I have multiple posts' worth of stuff to talk about when it came to this one exciting weekend, but for now I'd like to detail one particular noise that was probably the hardest to create. The hero is shaped like a marble and rolls around this shiny plastic landscape that you control by tilting. So, I needed foley of a marble on plastic, and I was fortunate enough to have a big marble and a plastic patio chair, like one of these:


It just barely fit into my through my door to record in my room. I laid the chair on its back and proceeded to spend about 30 minutes following the marble with my mic as I rolled it down one of the ruts in the chair's back. Eventually, I got it to roll at a consistent speed and not collide with anything for a good half a second, and about six takes worth of it.


You'd think that little of audio would get old fast, but the secret is that it's a consistent speed. That means that (as long as I followed it well enough with my mic) the volume is also consistent and the sound doesn't have glaring transients (sudden spikes in volume). Then it was time to edit it so that it could loop as long as the sound was needed.

 

These are the takes spliced together. The arcs are crossfades between one take to the next; as you can see, the sound is quite a hodgepodge. With each crossfade, I made sure the arcs of fading in/out sound aren't entirely linear, otherwise you can perceive a small dip in loudness whenever a crossfade happens. Just a little convexity to each sound's end can make a big difference. Once I put all the takes together, I bounced the group down to a single sound in a new Logic track for the final step: clipping the ends of the sound and crossfading those into each other, to make the whole thing seamless. No more harsh cutoff points, and ready to be exported as a 16-bit .wav file!
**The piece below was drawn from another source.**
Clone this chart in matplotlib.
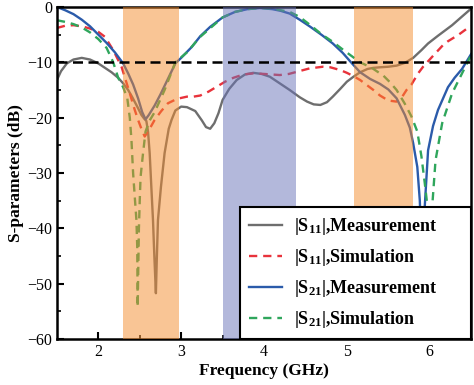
import numpy as np
import matplotlib
matplotlib.use("Agg")
import matplotlib.pyplot as plt

plt.rcParams['font.family'] = ['Liberation Serif', 'DejaVu Serif']
plt.rcParams['mathtext.fontset'] = 'custom'
plt.rcParams['mathtext.rm'] = 'Liberation Serif:bold'
plt.rcParams['mathtext.bf'] = 'Liberation Serif:bold'
plt.rcParams['mathtext.it'] = 'Liberation Serif:bold'

# |S11| measurement
s11m_f = [1.50, 1.55, 1.62, 1.70, 1.80, 1.90, 2.00, 2.08, 2.16, 2.24, 2.30, 2.36, 2.41, 2.47,
          2.52, 2.555, 2.58, 2.60, 2.62, 2.64, 2.66, 2.675, 2.695, 2.705, 2.72, 2.756, 2.80,
          2.85, 2.884, 2.93, 3.00, 3.07, 3.17, 3.25, 3.30, 3.35, 3.40, 3.45, 3.50, 3.58, 3.67,
          3.77, 3.87, 3.97, 4.07, 4.19, 4.31, 4.43, 4.52, 4.60, 4.68, 4.76, 4.83, 4.92, 5.00,
          5.08, 5.16, 5.25, 5.32, 5.40, 5.50, 5.60, 5.70, 5.80, 5.90, 5.98, 6.10, 6.27, 6.40, 6.50]
s11m_db = [-13.2, -11.6, -10.2, -9.5, -9.2, -9.5, -10.2, -11.0, -11.8, -12.8, -13.8, -15.0, -16.3, -18.0,
           -19.5, -20.2, -20.6, -22.5, -26.4, -32.5, -38.5, -44.5, -51.7, -46.0, -38.5, -32.5, -26.4,
           -22.0, -20.4, -18.7, -18.0, -18.1, -18.8, -20.5, -21.7, -22.0, -21.0, -19.2, -16.8, -14.8, -13.2,
           -12.2, -11.9, -12.1, -12.6, -13.8, -15.0, -16.3, -17.1, -17.6, -17.7, -17.2, -16.2, -14.8, -13.5,
           -12.6, -11.8, -11.2, -11.0, -10.9, -10.8, -10.6, -10.1, -9.2, -7.8, -6.6, -5.2, -3.3, -1.6, -0.3]

# |S11| simulation
s11s_f = [1.50, 1.60, 1.70, 1.80, 1.90, 2.00, 2.08, 2.18, 2.28, 2.38, 2.44, 2.48, 2.52, 2.56,
          2.62, 2.68, 2.76, 2.84, 2.95, 3.07, 3.15, 3.23, 3.33, 3.43, 3.53, 3.63, 3.75, 3.87,
          4.00, 4.19, 4.30, 4.40, 4.55, 4.71, 4.80, 4.92, 5.00, 5.08, 5.16, 5.24, 5.32, 5.40,
          5.50, 5.60, 5.66, 5.72, 5.78, 5.86, 5.92, 6.03, 6.16, 6.22, 6.35, 6.46, 6.50]
s11s_db = [-3.8, -3.4, -3.3, -3.5, -3.9, -4.5, -5.4, -7.8, -10.8, -15.6, -18.6, -20.4, -22.0, -23.4,
           -22.0, -20.4, -18.8, -17.4, -16.6, -16.2, -16.2, -16.0, -15.3, -14.4, -13.5, -12.8, -12.2, -12.0,
           -12.1, -12.3, -12.1, -11.7, -11.1, -10.8, -10.9, -11.4, -11.9, -12.5, -13.2, -14.1, -15.0, -16.0,
           -16.9, -17.1, -16.4, -15.0, -14.0, -12.0, -10.8, -9.0, -6.9, -6.2, -5.0, -3.8, -3.5]

# |S21| measurement
s21m_f = [1.50, 1.60, 1.70, 1.80, 1.90, 2.00, 2.10, 2.20, 2.30, 2.36, 2.42, 2.48, 2.53, 2.57,
          2.61, 2.68, 2.75, 2.84, 2.93, 3.00, 3.13, 3.23, 3.35, 3.50, 3.65, 3.80, 3.95, 4.10,
          4.20, 4.31, 4.43, 4.56, 4.70, 4.83, 4.95, 5.05, 5.16, 5.28, 5.40, 5.50, 5.60, 5.70,
          5.76, 5.80, 5.85, 5.88, 5.91, 5.94, 5.98, 6.04, 6.10, 6.22, 6.30, 6.39, 6.50]
s21m_db = [0.0, -0.6, -1.3, -2.3, -3.5, -5.0, -6.5, -8.2, -10.2, -12.0, -14.0, -16.5, -19.0, -20.3,
           -19.5, -17.8, -15.8, -13.0, -10.2, -9.2, -7.2, -5.3, -3.6, -1.9, -0.9, -0.4, -0.2, -0.4,
           -0.7, -1.2, -2.3, -3.6, -5.1, -6.6, -8.3, -10.0, -11.8, -13.0, -13.9, -14.9, -16.5, -19.5,
           -21.8, -24.6, -28.9, -34.9, -47.0, -36.0, -25.9, -21.5, -18.6, -14.5, -12.8, -11.2, -8.5]

# |S21| simulation
s21s_f = [1.50, 1.60, 1.70, 1.80, 1.90, 2.00, 2.10, 2.18, 2.24, 2.30, 2.35, 2.38, 2.40, 2.42,
          2.44, 2.46, 2.47, 2.475, 2.49, 2.50, 2.51, 2.54, 2.57, 2.62, 2.68, 2.80, 2.93, 3.07,
          3.23, 3.50, 3.65, 3.80, 3.95, 4.10, 4.31, 4.43, 4.56, 4.70, 4.83, 4.96, 5.06, 5.16,
          5.30, 5.44, 5.52, 5.60, 5.70, 5.78, 5.85, 5.90, 5.94, 5.98, 6.005, 6.03, 6.07, 6.15,
          6.27, 6.39, 6.50]
s21s_db = [-2.4, -2.7, -3.1, -3.7, -4.6, -5.8, -7.4, -10.0, -12.8, -14.5, -16.5, -20.0, -24.0, -30.0,
           -34.3, -38.5, -43.4, -54.2, -40.0, -35.0, -30.7, -26.4, -22.5, -20.5, -19.0, -15.0, -10.0, -8.2,
           -5.4, -1.9, -0.9, -0.4, -0.2, -0.3, -0.9, -1.8, -3.3, -5.0, -6.3, -7.8, -8.9, -10.0,
           -11.0, -12.4, -13.6, -15.0, -17.5, -19.8, -22.5, -27.0, -31.8, -37.0, -47.0, -36.0, -27.7, -21.0,
           -15.6, -12.0, -8.7]

bands = [(2.30, 2.97), (3.50, 4.38), (5.08, 5.80)]
band_colors = ['#F58C2D', '#6973B9', '#F58C2D']

fig = plt.figure(figsize=(4.74, 3.85), dpi=100)
ax = fig.add_axes([0.120, 0.119, 0.874, 0.863])

ax.plot(s11m_f, s11m_db, color='#6E6E6E', lw=1.7, label=r'|S$_{11}$|,Measurement', zorder=2)
ax.plot(s11s_f, s11s_db, color='#E8333C', lw=1.7, ls=(0, (3.5, 2.5)),
        label=r'|S$_{11}$|,Simulation', zorder=2)
ax.plot(s21m_f, s21m_db, color='#2B5BAA', lw=1.7, label=r'|S$_{21}$|,Measurement', zorder=2)
ax.plot(s21s_f, s21s_db, color='#2FA65C', lw=1.7, ls=(0, (3.5, 2.5)),
        label=r'|S$_{21}$|,Simulation', zorder=2)

for (f0, f1), c in zip(bands, band_colors):
    ax.axvspan(f0, f1, color=c, alpha=0.5, lw=0, zorder=3)

ax.axhline(-10, color='black', lw=1.8, ls=(0, (4, 2.2)), zorder=4)

ax.set_xlim(1.5, 6.5)
ax.set_ylim(-60, 0)
ax.set_xticks([2, 3, 4, 5, 6])
ax.set_xticks([2.5, 3.5, 4.5, 5.5], minor=True)
ax.set_yticks(np.arange(-60, 1, 10))
ax.set_yticks(np.arange(-55, 0, 10), minor=True)
ax.tick_params(which='major', direction='in', length=5, width=1.5, labelsize=11.5)
ax.tick_params(which='minor', direction='in', length=3, width=1.2)
for sp in ax.spines.values():
    sp.set_linewidth(1.8)

ax.set_xlabel('Frequency (GHz)', fontsize=12.5, fontweight='bold', labelpad=2)
ax.set_ylabel('S-parameters (dB)', fontsize=12.5, fontweight='bold', labelpad=2)

# legend box spans from about x=3.7 GHz to the right spine
leg = ax.legend(loc='lower left', bbox_to_anchor=(0.442, 0, 0.558, 0.4), mode='expand',
                borderaxespad=0, fancybox=False, framealpha=1, edgecolor='black',
                prop={'weight': 'bold', 'size': 13}, handlelength=1.8,
                handletextpad=0.7, labelspacing=0.55, borderpad=0.5)
leg.get_frame().set_linewidth(1.5)
leg.set_zorder(6)

fig.savefig('out.png', dpi=100)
I supplied it to the rest of my team to implement, and they added a neat function to tie its volume to your movement speed. Given more time, I would have made more rolling sounds for different speeds and created an adaptive system, but there's very little time for adaptive audio during a game jam! All in all, this was the most difficult but truly the most important sound in the game. And for such a makeshift foley session, I'm happy with how clean it turned out!